Drivers are currently required to fill out written work diaries and they are required to round time periods to the nearest 15 minutes.

"The electronic diaries that would be approved under this Bill would replace the need for written work diaries, potentially offering a considerable reduction in the red tape burden faced by operators and drivers," Melham says.

"These systems would automatically round to the nearest one minute interval, with a maximum work time tolerance of eight minutes in a 24-hour period.

"There would be no tolerance for errors in rest times."

The ATA believes these differences will create a two-tiered regulatory system, with EWD users facing a significantly tighter regulatory regime than those using written work diaries.

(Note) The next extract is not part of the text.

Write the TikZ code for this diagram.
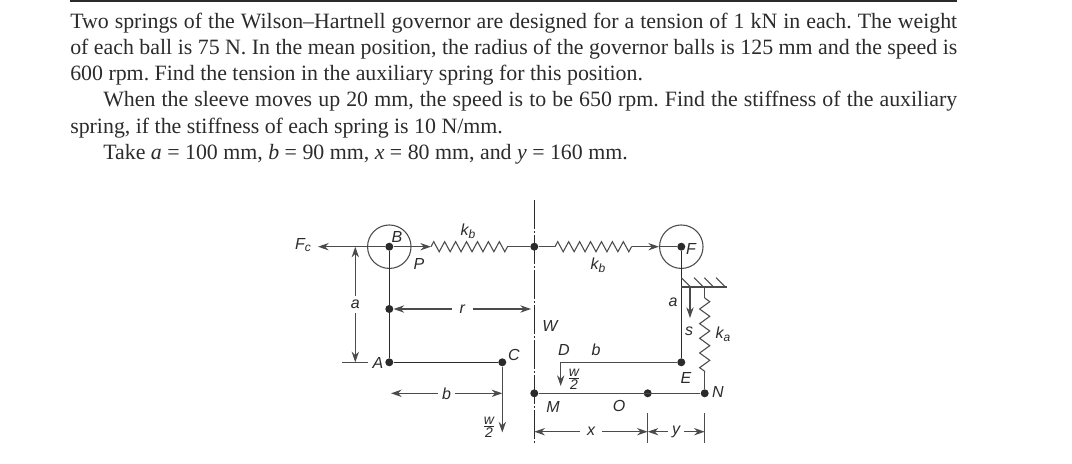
\documentclass[tikz,border=0pt]{standalone}
\usepackage{amsmath}
\usepackage{fontspec}
\setmainfont{Liberation Serif}
\setsansfont{Liberation Sans}
\usetikzlibrary{calc,arrows.meta,decorations.pathmorphing}
\definecolor{ink}{HTML}{2B2B2B}
\newcommand{\lbsub}[1]{\raisebox{-2pt}{\fontsize{9}{9}\selectfont #1}}
\newcommand{\halfw}{$\frac{\text{\fontsize{10.5}{10.5}\selectfont\sffamily\itshape w}}{\text{\fontsize{10.5}{10.5}\selectfont\sffamily\itshape 2}}$}
\tikzset{
  para/.style={anchor=base west,inner sep=0pt,text=ink,font=\fontsize{16.4}{16.4}\selectfont\frenchspacing},
  lbl/.style={inner sep=0pt,text=ink,font=\fontsize{12}{12}\selectfont\sffamily\itshape},
  dot/.style={circle,fill=ink,inner sep=0pt,minimum size=6pt},
  spring/.style={decorate,decoration={zigzag,amplitude=3.8pt,segment length=8.2pt}},
  link/.style={line width=1.1pt,ink},
  thin line/.style={line width=0.8pt,ink!85},
  force/.style={line width=0.8pt,ink!85,-{Stealth[length=8pt,width=5.5pt]}},
  dim/.style={line width=0.8pt,ink!85,{Stealth[length=8pt,width=5.5pt]}-{Stealth[length=8pt,width=5.5pt]}}
}
\begin{document}
\begin{tikzpicture}[x=0.75pt,y=-0.75pt]
    \useasboundingbox (0,0) rectangle (1072,464);

    % problem text
    \coordinate (ruleL) at (70,1);
    \coordinate (ruleR) at (957,1);
    \draw[line width=1.3pt,ink] (ruleL)--(ruleR);
    \node[para] (line1) at (70,28) {\makebox[665.25pt][s]{Two springs of the Wilson--Hartnell governor are designed for a tension of 1 kN in each. The weight}};
    \node[para] (line2) at (70,54) {\makebox[665.25pt][s]{of each ball is 75 N. In the mean position, the radius of the governor balls is 125 mm and the speed is}};
    \node[para] (line3) at (70,80) {600 rpm. Find the tension in the auxiliary spring for this position.};
    \node[para] (line4) at (103,106) {\makebox[640.5pt][s]{When the sleeve moves up 20 mm, the speed is to be 650 rpm. Find the stiffness of the auxiliary}};
    \node[para] (line5) at (70,133) {spring, if the stiffness of each spring is 10 N/mm.};
    \node[para] (line6) at (103,159) {Take \textit{a} = 100 mm, \textit{b} = 90 mm, \textit{x} = 80 mm, and \textit{y} = 160 mm.};

    % points of the governor
    \node[dot] (B) at (389.3,246.7) {};
    \node[dot] (R) at (389.3,309) {};
    \node[dot] (A) at (389.3,362.3) {};
    \node[dot] (C) at (502.3,362.3) {};
    \node[dot] (top) at (534.3,246.7) {};
    \node[dot] (M) at (534.3,393.3) {};
    \node[dot] (F) at (681.3,246.7) {};
    \node[dot] (E) at (681.3,362.3) {};
    \node[dot] (O) at (647.7,393.3) {};
    \node[dot] (N) at (704.7,393.3) {};
    \coordinate (axisT) at (534.3,200);
    \coordinate (axisB) at (534.3,443);
    \coordinate (fcTip) at (318,246.7);
    \coordinate (pTip) at (431,246.7);
    \coordinate (sL1) at (431,246.7);
    \coordinate (sL2) at (508,246.7);
    \coordinate (sR1) at (555,246.7);
    \coordinate (sR2) at (631.7,246.7);
    \coordinate (qTip) at (659,246.7);
    \coordinate (aTop) at (355.3,246.7);
    \coordinate (aBot) at (355.3,362.3);
    \coordinate (tickL) at (342,362.3);
    \coordinate (tickR) at (368,362.3);
    \coordinate (rEnd) at (531,309);
    \coordinate (bStart) at (391,393.3);
    \coordinate (bEnd) at (502.3,393.3);
    \coordinate (wTip) at (502.3,432.5);
    \coordinate (D) at (560.7,362.3);
    \coordinate (dTip) at (560.7,386);
    \coordinate (gndL) at (681.3,287);
    \coordinate (gndR) at (726.7,287);
    \coordinate (sTop) at (690,287);
    \coordinate (sTip) at (690,318);
    \coordinate (kTop) at (704.7,287);
    \coordinate (k1) at (704.7,298);
    \coordinate (k2) at (704.7,373);
    \coordinate (xL) at (534.3,431.7);
    \coordinate (xM) at (647.7,431.7);
    \coordinate (xR) at (704.7,431.7);
    \coordinate (oTick) at (647.7,413);
    \coordinate (oTickB) at (647.7,443);
    \coordinate (nTick) at (704.7,413);
    \coordinate (nTickB) at (704.7,443);

    % balls
    \draw[thin line] (B) circle (16.3pt);
    \draw[thin line] (F) circle (16.3pt);

    % centre line
    \draw[line width=0.9pt,ink,dash pattern=on 22pt off 1.5pt on 1.2pt off 1.5pt] (axisT)--(axisB);

    % left spring
    \draw[force] (B)--(fcTip);
    \draw[force] (B)--(pTip);
    \draw[thin line,spring] (sL1)--(sL2);
    \draw[thin line] (sL2)--(top);

    % right spring
    \draw[thin line] (top)--(sR1);
    \draw[thin line,spring] (sR1)--(sR2);
    \draw[force] (sR2)--(qTip);
    \draw[thin line] (qTip)--(F);

    % bell crank levers
    \draw[link] (B)--(A)--(C);
    \draw[force] (C)--(wTip);
    \draw[link] (F)--(E);
    \draw[thin line] (E)--(D);
    \draw[force] (D)--(dTip);
    \draw[thin line] (M)--(N);

    % stop and auxiliary spring
    \draw[thin line] (gndL)--(gndR);
    \foreach \hx in {9.3,22,32.3,44}
        \draw[thin line] ($(gndL)+(\hx,0)$)--++(-9.3,-9.3);
    \draw[force] (sTop)--(sTip);
    \draw[thin line] (kTop)--(k1);
    \draw[thin line,decorate,decoration={zigzag,amplitude=3.8pt,segment length=11pt}] (k1)--(k2);
    \draw[thin line] (k2)--(N);

    % dimensions
    \draw[dim] (aTop)--(aBot) node[lbl,midway,fill=white,inner ysep=3pt] (aL) {a};
    \draw[thin line] (tickL)--(tickR);
    \draw[dim] (R)--(rEnd) node[lbl,pos=0.5,fill=white,inner xsep=6pt] (rL) {r};
    \draw[dim] (bStart)--(bEnd) node[lbl,midway,fill=white,inner xsep=3pt] (bL) {b};
    \draw[dim] (xL)--(xM) node[lbl,midway,fill=white,inner xsep=5pt] (xLab) {x};
    \draw[dim] (xM)--(xR) node[lbl,midway,fill=white,inner xsep=3pt] (yLab) {y};
    \draw[thin line] (oTick)--(oTickB);
    \draw[thin line] (nTick)--(nTickB);

    % labels
    \node[lbl] (Fc) at (303,245) {F\lbsub{c}};
    \node[lbl] (Bn) at (397,237) {B};
    \node[lbl] (Pn) at (419,264) {P};
    \node[lbl] (kbL) at (468,231) {k\lbsub{b}};
    \node[lbl] (kbR) at (598,265) {k\lbsub{b}};
    \node[lbl] (Fn) at (691,249) {F};
    \node[lbl] (An) at (378,363) {A};
    \node[lbl] (Cn) at (514,355) {C};
    \node[lbl] (wL) at (489,427) {\halfw};
    \node[lbl] (aR) at (673,302) {a};
    \node[lbl] (sn) at (689,331) {s};
    \node[lbl] (ka) at (723,334) {k\lbsub{a}};
    \node[lbl] (Wn) at (550,326) {W};
    \node[lbl] (Dn) at (564,350) {D};
    \node[lbl] (bR) at (596,350) {b};
    \node[lbl] (wR) at (574,379) {\halfw};
    \node[lbl] (En) at (686,378) {E};
    \node[lbl] (Nn) at (718,392) {N};
    \node[lbl] (Mn) at (553,407) {M};
    \node[lbl] (On) at (619,406) {O};
  \end{tikzpicture}
\end{document}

"As a result, we expect that many operators and drivers would decide to continue using the written diaries, despite potential red tape savings," Melham says.

South Australia Road Transport Association (SARTA) executive director Steve Shearer raised these concerns last year and that industry support for the devices was at risk of falling away because of the issue.

The ATA says the ideal approach is to make amendments to address the industry’s concerns, or for governments to commit to a National Transport Commission (NTC) recommendation to review the measure.

"Alternatively, the NTC’s recommended two-year review of the tolerances should be locked in to the NTC work program and NHVR corporate plans now," Melham says.

The ATA’s submission to the parliamentary inquiry uses a real-world work example to demonstrate the differences in the diary systems.

In thee example, a driver takes an early rest break to have a nap but rests for 29 minutes instead of 30 minutes.

This minor error will disappear in a written work diary, as the driver will round the break up to 30 minutes.

However, an EWD will record every minute of discrepancy and will expose the driver to a maximum penalty of $4,100 unless an extra 15 minute work break is taken.

The submission also reiterates the ATA’s call for electronic diaries use to be on a voluntary basis only.

"Although EWDs could offer great advantages for some businesses, installing them would be an unnecessary cost for small operators or those who don’t currently fall under work diary requirements," Melham says.

"In the ATA’s view, the only situation where EWDs should be mandatory is where a court orders an operator to install them after convicting the operator of an offence."

The Bill, introduced on May 19, aims to change provisions in the HVNL to allow the use of EWDs, revise penalties to ensure consistency and equity and reduce administrative requirements on the National Heavy Vehicle Regulator (NHVR), along with addressing technical issues.